WHAT IS ASKED » Copy out each line of the material below that holds the string "this".

--- INFORMATION PROVIDED ---

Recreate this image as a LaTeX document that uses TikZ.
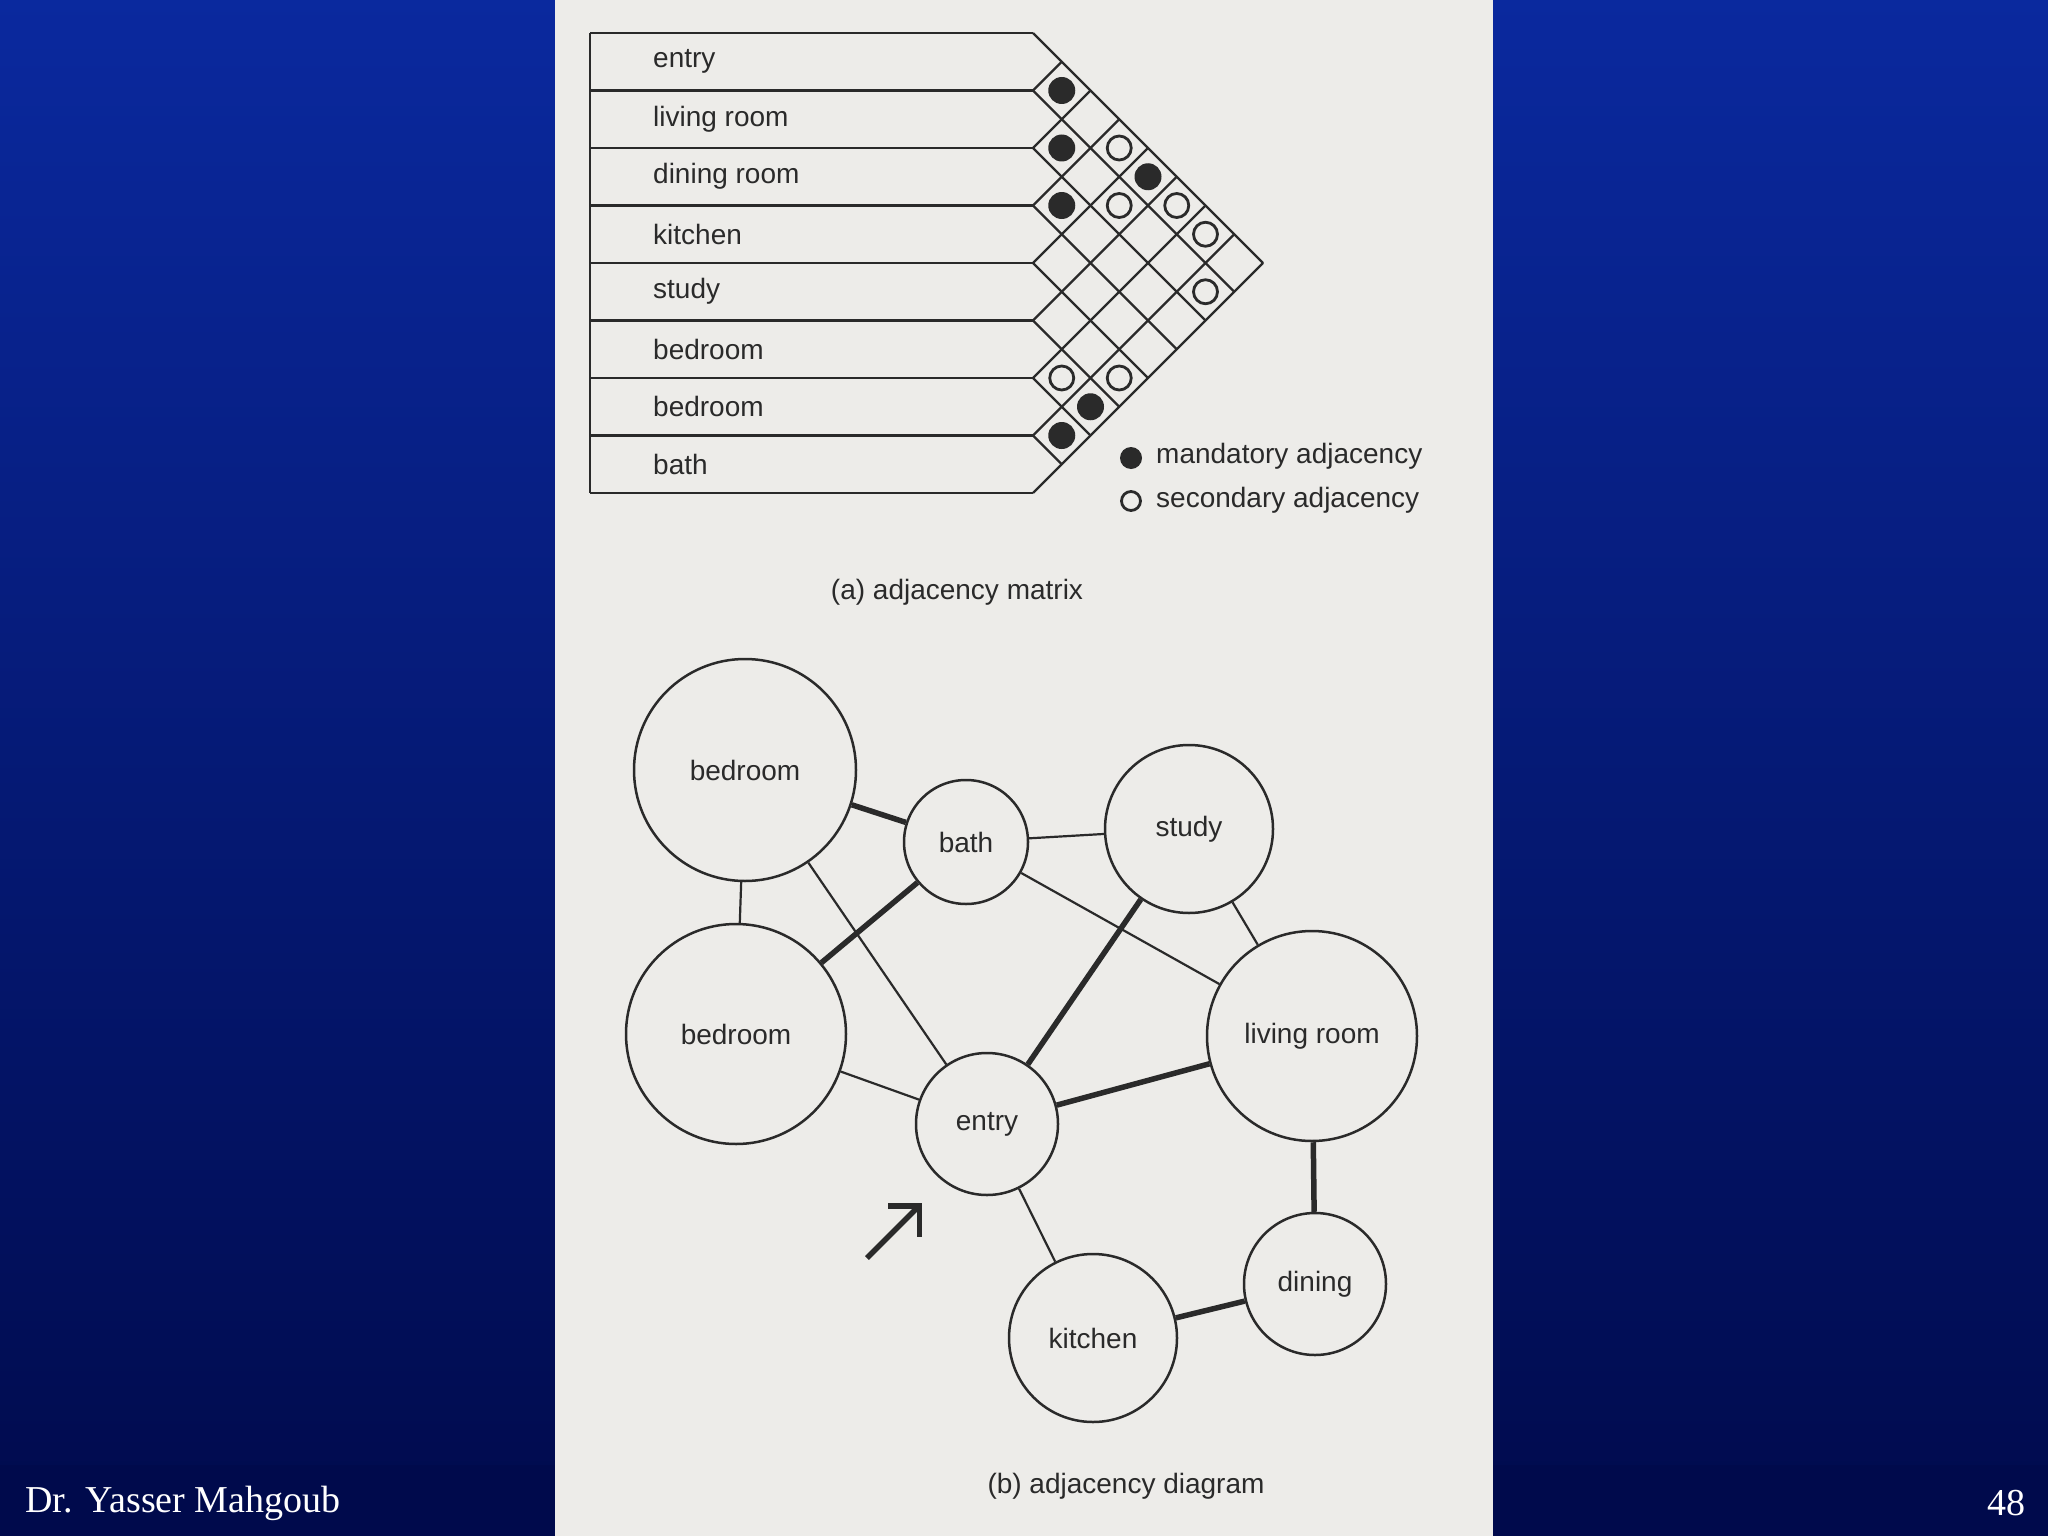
\documentclass[tikz,border=0pt]{standalone}
\usepackage{fontspec}
\setmainfont{Liberation Serif}
\newfontfamily\lab{Liberation Sans}
\usetikzlibrary{arrows.meta}
\definecolor{bgtop}{rgb}{0.04,0.16,0.62}
\definecolor{bgbot}{rgb}{0.0,0.04,0.30}
\definecolor{paper}{HTML}{EDECE9}
\definecolor{ink}{HTML}{2A2A2A}
\tikzset{
  room/.style={circle,draw=ink,line width=2.5pt,fill=paper,font=\lab\fontsize{28}{28}\selectfont,text=ink,inner sep=0pt},
  conthin/.style={draw=ink,line width=2.2pt},
  conthick/.style={draw=ink,line width=5.5pt},
  rowlab/.style={anchor=west,font=\lab\fontsize{28}{28}\selectfont,text=ink,inner sep=0pt},
  gridln/.style={draw=ink,line width=2.3pt},
  fdot/.style={fill=ink},
  odot/.style={draw=ink,line width=2.8pt,fill=paper},
  captxt/.style={font=\lab\fontsize{28}{28}\selectfont,text=ink,inner sep=0pt}
}
\begin{document}
\begin{tikzpicture}[x=1pt,y=-1pt]
\useasboundingbox (0,0) rectangle (2048,1536);
\shade[top color=bgtop,bottom color=bgbot] (0,0) rectangle (2048,1536);
\fill[bgbot] (0,1465) rectangle (2048,1536);
\fill[paper] (555,0) rectangle (1493,1536);
% matrix
\def\bz{33}\def\hh{57.5}\def\xz{1033}
\draw[gridln] (590,\bz) -- (590,\bz+8*\hh);
\foreach \k in {0,...,8}{
  \draw[gridln] (590,\bz+\k*\hh) -- (\xz,\bz+\k*\hh);
  \pgfmathsetmacro{\dn}{(8-\k)*\hh/2}
  \pgfmathsetmacro{\up}{\k*\hh/2}
  \draw[gridln] (\xz,\bz+\k*\hh) -- ++(\dn,\dn);
  \draw[gridln] (\xz,\bz+\k*\hh) -- ++(\up,-\up);
}
\foreach \t [count=\i] in {entry,living room,dining room,kitchen,study,bedroom,bedroom,bath}
  \node[rowlab] (r\i) at (653,\bz+\i*\hh-\hh/2) {\t};
\foreach \i/\j in {1/2,2/3,1/5,3/4,6/8,7/8}
  \fill[fdot] (\xz+\j*\hh/2-\i*\hh/2, \bz+\i*\hh/2+\j*\hh/2-\hh/2) circle (13.5);
\foreach \i/\j in {1/4,2/5,1/6,1/7,2/8,6/7,5/8}
  \draw[odot] (\xz+\j*\hh/2-\i*\hh/2, \bz+\i*\hh/2+\j*\hh/2-\hh/2) circle (12);
\fill[fdot] (1131,458) circle (11);
\draw[odot] (1131,501) circle (9.5);
\node[rowlab] (lm) at (1156,456) {mandatory adjacency};
\node[rowlab] (ls) at (1156,500) {secondary adjacency};
\node[captxt] (ca) at (957,592) {(a) adjacency matrix};
% diagram
\node[room,minimum size=222] (bt) at (745,770) {bedroom};
\node[room,minimum size=124] (ba) at (966,842) {bath};
\node[room,minimum size=168] (st) at (1189,829) {study};
\node[room,minimum size=220] (bl) at (736,1034) {bedroom};
\node[room,minimum size=210] (lv) at (1312,1036) {living room};
\node[room,minimum size=142] (en) at (987,1124) {entry};
\node[room,minimum size=142] (di) at (1315,1284) {dining};
\node[room,minimum size=168] (ki) at (1093,1338) {kitchen};
\draw[conthick] (bt) -- (ba);
\draw[conthick] (bl) -- (ba);
\draw[conthin] (bt) -- (bl);
\draw[conthin] (bt) -- (en);
\draw[conthin] (ba) -- (st);
\draw[conthin] (ba) -- (lv);
\draw[conthick] (st) -- (en);
\draw[conthin] (st) -- (lv);
\draw[conthin] (bl) -- (en);
\draw[conthick] (en) -- (lv);
\draw[conthin] (en) -- (ki);
\draw[conthick] (lv) -- (di);
\draw[conthick] (ki) -- (di);
\coordinate (a1) at (867,1258);
\coordinate (a2) at (922,1203);
\draw[ink,line width=5.5pt,-{Straight Barb[length=22pt,width=44pt]}] (a1) -- (a2);
\node[captxt] (cb) at (1126,1486) {(b) adjacency diagram};
% footer
\node[text=white,font=\fontsize{38}{38}\selectfont,inner sep=0pt] (f1) at (183,1503) {Dr. Yasser Mahgoub};
\node[text=white,font=\fontsize{38}{38}\selectfont,inner sep=0pt] (f2) at (2006,1503) {48};
\end{tikzpicture}
\end{document}
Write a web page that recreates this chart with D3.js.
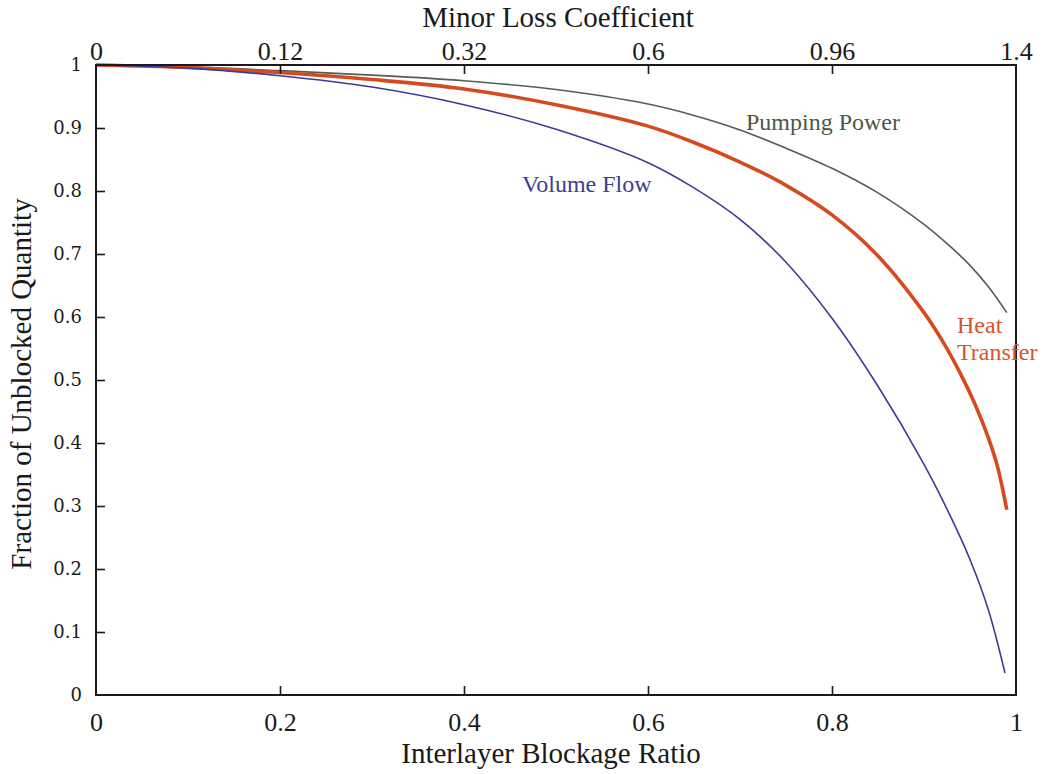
<!DOCTYPE html>
<html><head><meta charset="utf-8">
<script src="https://cdn.jsdelivr.net/npm/d3@7"></script>
<style>body{margin:0;background:#fff}</style>
</head><body>
<svg id="c" width="1044" height="774"></svg>
<script>
const ratio = [0, 0.1, 0.2, 0.3, 0.4, 0.5, 0.6, 0.65, 0.7, 0.75, 0.8, 0.85, 0.9, 0.93, 0.95, 0.97, 0.99];
const pumpingPower = [1, 0.997, 0.991, 0.984, 0.975, 0.961, 0.938, 0.92, 0.897, 0.868, 0.836, 0.797, 0.747, 0.71, 0.682, 0.648, 0.607];
const ratioHT = [0, 0.1, 0.2, 0.3, 0.4, 0.5, 0.6, 0.65, 0.7, 0.75, 0.8, 0.85, 0.9, 0.92, 0.94, 0.955, 0.97, 0.98, 0.99];
const heatTransfer = [1, 0.996, 0.988, 0.977, 0.962, 0.937, 0.903, 0.877, 0.846, 0.809, 0.762, 0.697, 0.607, 0.562, 0.509, 0.463, 0.408, 0.362, 0.294];
const ratioVF = [0, 0.1, 0.2, 0.3, 0.4, 0.5, 0.6, 0.65, 0.7, 0.75, 0.8, 0.85, 0.9, 0.93, 0.95, 0.97, 0.988];
const volumeFlow = [1, 0.995, 0.983, 0.965, 0.937, 0.898, 0.845, 0.805, 0.755, 0.687, 0.598, 0.49, 0.366, 0.28, 0.215, 0.135, 0.035];
const bottomTicks = [0, 0.2, 0.4, 0.6, 0.8, 1];
const bottomTickLabels = ["0", "0.2", "0.4", "0.6", "0.8", "1"];
const topTicks = [0, 0.2, 0.4, 0.6, 0.8, 1];
const topTickLabels = ["0", "0.12", "0.32", "0.6", "0.96", "1.4"];
const yTicks = [0, 0.1, 0.2, 0.3, 0.4, 0.5, 0.6, 0.7, 0.8, 0.9, 1];
const yTickLabels = ["0", "0.1", "0.2", "0.3", "0.4", "0.5", "0.6", "0.7", "0.8", "0.9", "1"];

(function () {
const L = 96, R = 1016, T = 65, B = 695;
const svg = d3.select("#c");
const x = d3.scaleLinear().domain([0, 1]).range([L, R]);
const y = d3.scaleLinear().domain([0, 1]).range([B, T]);
const serif = "'Liberation Serif', 'DejaVu Serif', serif";

const line = (xs) => d3.line().x((d, i) => x(xs[i])).y(d => y(d)).curve(d3.curveCatmullRom.alpha(0.5));
svg.append("path").attr("d", line(ratio)(pumpingPower)).attr("fill", "none").attr("stroke", "#525e54").attr("stroke-width", 1.6);
svg.append("path").attr("d", line(ratioHT)(heatTransfer)).attr("fill", "none").attr("stroke", "#d64a20").attr("stroke-width", 3.6);
svg.append("path").attr("d", line(ratioVF)(volumeFlow)).attr("fill", "none").attr("stroke", "#3b3c98").attr("stroke-width", 1.6);

svg.append("rect").attr("x", L).attr("y", T).attr("width", R - L).attr("height", B - T)
  .attr("fill", "none").attr("stroke", "#1a1a1a").attr("stroke-width", 2);

const bottomAxis = d3.axisBottom(x).tickValues(bottomTicks).tickFormat((d, i) => bottomTickLabels[i]).tickSizeInner(-9).tickSizeOuter(0).tickPadding(18);
const gb = svg.append("g").attr("transform", `translate(0,${B})`).call(bottomAxis);
const topAxis = d3.axisTop(x).tickValues(topTicks).tickFormat((d, i) => topTickLabels[i]).tickSizeInner(-9).tickSizeOuter(0).tickPadding(5);
const gt = svg.append("g").attr("transform", `translate(0,${T})`).call(topAxis);
const leftAxis = d3.axisLeft(y).tickValues(yTicks).tickFormat((d, i) => yTickLabels[i]).tickSizeInner(-9).tickSizeOuter(0).tickPadding(14);
const gl = svg.append("g").attr("transform", `translate(${L},0)`).call(leftAxis);
[gb, gt, gl].forEach(g => {
  g.select(".domain").remove();
  g.selectAll(".tick line").attr("stroke", "#1a1a1a").attr("stroke-width", 1.6);
  g.selectAll(".tick text").attr("font-family", serif).attr("font-size", 26).attr("fill", "#1a1a1a");
  g.selectAll(".tick line").filter(d => d === 0 || d === 1).remove();
});
gl.selectAll(".tick text").attr("font-family", "'DejaVu Serif', serif").attr("font-size", 18);

svg.append("text").attr("x", 558).attr("y", 27).attr("text-anchor", "middle").attr("font-family", serif).attr("font-size", 29).attr("fill", "#1a1a1a").text("Minor Loss Coefficient");
svg.append("text").attr("x", 551).attr("y", 763).attr("text-anchor", "middle").attr("font-family", serif).attr("font-size", 29).attr("fill", "#1a1a1a").text("Interlayer Blockage Ratio");
svg.append("text").attr("transform", "translate(31,384) rotate(-90)").attr("text-anchor", "middle").attr("font-family", serif).attr("font-size", 29).attr("fill", "#1a1a1a").text("Fraction of Unblocked Quantity");

svg.append("text").attr("x", 746).attr("y", 130).attr("font-family", serif).attr("font-size", 24).attr("fill", "#4a5848").text("Pumping Power");
svg.append("text").attr("x", 522).attr("y", 192).attr("font-family", serif).attr("font-size", 24).attr("fill", "#3d3f90").text("Volume Flow");
svg.append("text").attr("x", 957).attr("y", 333).attr("font-family", serif).attr("font-size", 24).attr("fill", "#d9542e").text("Heat");
svg.append("text").attr("x", 957).attr("y", 360).attr("font-family", serif).attr("font-size", 24).attr("fill", "#d9542e").text("Transfer");
})();
</script>
</body></html>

---

THE SOLUTION »
Recreate this image as a LaTeX document that uses TikZ.
Write a web page that recreates this chart with D3.js.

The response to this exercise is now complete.